A Vestas V150-4.2 MW begins generating at 3 m/s, reaches rated output at 12.5 m/s, and shuts down at 25 m/s. Its peak efficiency occurs between 7–11 m/s.
In regions with low WPD (<400 W/m²), such as central Texas (average 4.8 m/s at 80 m), developers favor low-wind-turbines like the Nordex N163/6.X, optimized for cut-in at 2.5 m/s and high torque at low speeds.
In ultra-high-WPD zones like Patagonia (Argentina), where WPD exceeds 900 W/m² at 100 m, GE deploys its Cypress platform with reinforced blades and active pitch control to manage fatigue loads.

Field data from the 150-MW Los Santos Wind Farm (Mexico) shows that switching from GE 2.5-120 (rated at 120 m rotor diameter) to GE 3.0-130 increased annual energy production by 22% — not because of higher rated power, but because the larger rotor captured more low-to-mid-speed energy, raising effective WPD utilization from 68% to 81%.

Time-Series Analysis: Seasonal & Diurnal Variability Matters

Annual WPD masks critical intra-annual patterns. A site may have 520 W/m² yearly average but drop to 290 W/m² in summer months — jeopardizing PPA obligations if summer demand peaks coincide with low generation.

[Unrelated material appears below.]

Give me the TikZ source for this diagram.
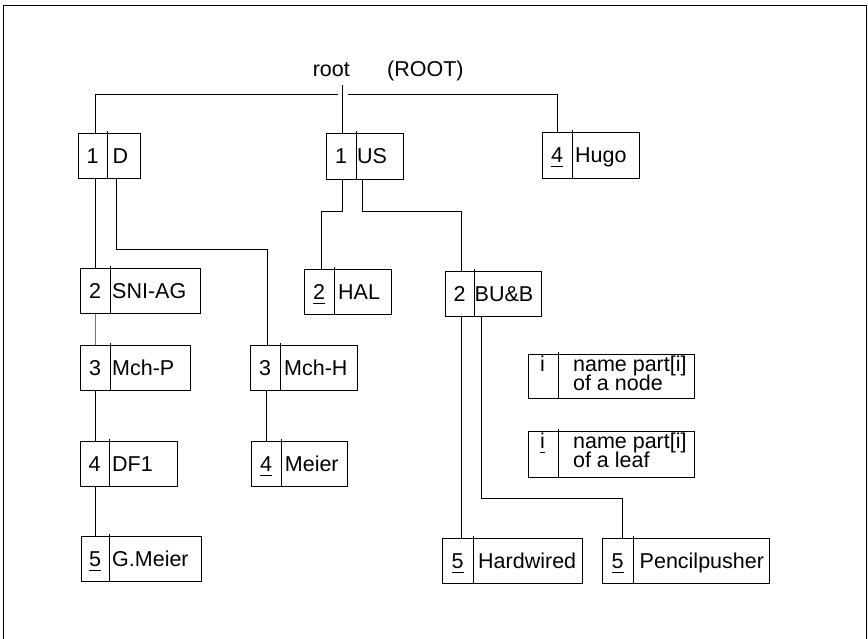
\documentclass[tikz,border=0pt]{standalone}
\usepackage{fontspec}
\setmainfont{Liberation Sans}
\newcommand\uln[1]{\setbox0=\hbox{#1}\rlap{\rule[-4.5pt]{\wd0}{1.2pt}}\box0}
\newcommand\twolines[2]{\vtop{\baselineskip=19pt\lineskiplimit=-10pt\lineskip=0pt\hbox{#1}\hbox{#2}}}
\tikzset{
  txt/.style={inner sep=0pt, font=\fontsize{21.5}{19}\selectfont},
  boxline/.style={line width=1.2pt},
  numcell/.style={draw, boxline, inner sep=0pt, text height=15.4pt, text depth=0pt, font=\fontsize{21.5}{19}\selectfont},
  namecell/.style={draw, boxline, inner sep=0pt},
  conn/.style={line width=1.2pt},
  thinconn/.style={line width=1pt, draw=black!55},
}
% name, left, divider, right, top, bottom, number, padding, text
\newcommand\tbox[9]{%
  \node[numcell, minimum width={#3-#2}, minimum height={#6-#5}, anchor=north west] (#1) at (#2,#5) {#7};
  \node[namecell, minimum width={#4-#3}, minimum height={#6-#5}, anchor=north west] (#1t) at (#3,#5) {};
  \node[txt, anchor=west, text height=15.4pt, text depth=0pt] (#1x) at ([xshift=#8pt]#1t.west) {#9};
  \draw[boxline] (#1.north east) -- ++(0,-1.5);
}
\begin{document}
\begin{tikzpicture}[x=1pt, y=-1pt]
\clip (0,0) rectangle (868,638);
% frame
\draw[line width=1.8pt] (3.5,645) -- (3.5,5.5) -- (866.5,5.5) -- (866.5,645);

% root labels
\node[txt, anchor=base west] (root) at (312.6,76.7) {root};
\node[txt, anchor=base west] (ROOT) at (387,76.7) {(ROOT)};

% boxes
\tbox{d}{77.5}{106.5}{139.5}{132.5}{177.5}{1}{6}{D}
\tbox{us}{325.5}{355.5}{402.5}{132.5}{178.5}{1}{1.5}{US}
\tbox{hugo}{541.5}{571.5}{638.5}{131.5}{177.5}{\uln{4}}{3.5}{Hugo}
\tbox{sni}{79.5}{109.5}{199.5}{267.5}{312.5}{2}{2.5}{SNI-AG}
\tbox{hal}{303.5}{333.5}{390.5}{268.5}{313.5}{\uln{2}}{4.5}{HAL}
\tbox{bub}{444.5}{473.5}{540.5}{270.5}{315.5}{2}{1}{BU\&B}
\tbox{mchp}{79.5}{109.5}{189.5}{344.5}{389.5}{3}{2.5}{Mch-P}
\tbox{mchh}{249.5}{279.5}{356.5}{344.5}{389.5}{3}{4.5}{Mch-H}
\tbox{df}{79.5}{108.5}{176.5}{440.5}{485.5}{4}{3.5}{DF1}
\tbox{meier}{250.5}{280.5}{346.5}{440.5}{485.5}{\uln{4}}{4.2}{Meier}
\tbox{gm}{80.5}{108.5}{200.5}{535.5}{580.5}{\uln{5}}{3.5}{G.Meier}
\tbox{hw}{441.5}{472.5}{581.5}{537.5}{582.5}{\uln{5}}{5.5}{Hardwired}
\tbox{pp}{601.5}{632.5}{768.5}{537.5}{582.5}{\uln{5}}{7}{Pencilpusher}

% legend
\node[namecell, minimum width=30, minimum height=44, anchor=north west] (lg1) at (527.5,353.5) {};
\node[namecell, minimum width=136, minimum height=44, anchor=north west] (lg1t) at (557.5,353.5) {};
\draw[boxline] (lg1.north east) -- ++(0,-2);
\node[txt, anchor=base] (lg1i) at (542.5,371.7) {i};
\node[txt, anchor=base west] (lg1a) at (572.9,371.7) {\twolines{name part[i]}{of a node}};

\node[namecell, minimum width=30, minimum height=46, anchor=north west] (lg2) at (527.5,430.5) {};
\node[namecell, minimum width=136, minimum height=46, anchor=north west] (lg2t) at (557.5,430.5) {};
\draw[boxline] (lg2.north east) -- ++(0,-2);
\node[txt, anchor=base] (lg2i) at (542.5,448.3) {\uln{i}};
\node[txt, anchor=base west] (lg2a) at (572.9,448.3) {\twolines{name part[i]}{of a leaf}};

% connectors
\coordinate (rootbar) at (341.5,94.5);
\draw[conn] ([xshift=1pt]us.north) -- ++(0,-47.5);
\draw[conn] ([xshift=2.5pt]d.north) |- ([xshift=-4pt]rootbar);
\draw[conn] (hugo.north) |- ([xshift=6pt]rootbar);
\draw[conn] (sni.north) -- (sni.north |- d.south);
\draw[conn] ([xshift=10pt]dt.south west) -- ++(0,71) -| ([xshift=2pt]mchh.north);
\draw[conn] ([xshift=1pt]us.south) -- ++(0,32) -| ([xshift=2pt]hal.north);
\draw[conn] ([xshift=7pt]ust.south west) -- ++(0,32) -| ([xshift=1.5pt]bub.north);
\draw[thinconn] (sni.south) -- (mchp.north);
\draw[conn] ([xshift=0.5pt]df.north) -- ([xshift=0.5pt]df.north |- mchp.south);
\draw[conn] (meier.north) -- (meier.north |- mchh.south);
\draw[conn] (gm.north) -- (gm.north |- df.south);
\draw[conn] ([xshift=3.5pt]hw.north) -- ([xshift=3.5pt]hw.north |- bub.south);
\draw[conn] ([xshift=8pt]bubt.south west) -- ++(0,182) -| ([xshift=4.5pt]pp.north);
\end{tikzpicture}
\end{document}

Example: The 400-MW Fowler Ridge Wind Farm (Indiana, USA) exhibits strong seasonality:

Winter (Dec–Feb): WPD = 410 W/m² (mean wind speed = 7.2 m/s)
Summer (Jun–Aug): WPD = 220 W/m² (mean wind speed = 5.3 m/s)
Diurnal pattern: 35% higher WPD at night (stable boundary layer) vs. afternoon (convective mixing)

This asymmetry means that even with a “good” annual WPD, grid integration requires storage or hybridization. Duke Energy added 40 MW of lithium-ion storage to Fowler Ridge in 2023 — increasing dispatchable revenue by $11.2 million/year, according to FERC Form 1 filings.

Practical Calculation Workflow: From Raw Data to Bankable Report

Data Acquisition: Collect 12+ months of 10-minute wind speed data at ≥3 heights (e.g., 40 m, 70 m, 100 m) using calibrated cup anemometers or Doppler lidar.
Quality Control: Remove outliers (>3σ), correct for icing (if applicable), and apply sector-wise turbulence correction (IEC 61400-12-1 Annex E).
Cubic Mean Wind Speed: Compute V_cubic = (1/N × ΣVᵢ³)^1/3. Do not use arithmetic mean then cube it — that overestimates WPD by up to 15% in turbulent regimes.
Air Density Adjustment: Use measured temperature/pressure or the formula ρ = P / (R × T), where R = 287.05 J/(kg·K), P in Pa, T in Kelvin.
Vertical Extrapolation: Apply power law (V₂/V₁ = (z₂/z₁)^α) or log law with roughness length (z₀). For flat farmland, α ≈ 0.14; for forested hills, α ≈ 0.35.
Long-Term Correction: Apply correlation with nearby reference stations (e.g., NOAA ASOS) to adjust for inter-annual variability — reduces uncertainty from ±12% to ±6%.

Software tools commonly used: WindPRO (used by Mainstream Renewable Power for Oaxaca, Mexico), WAsP (applied in 83% of European feasibility studies per WindEurope 2023 survey), and OpenWind (open-source alternative validated against 17 NREL field campaigns).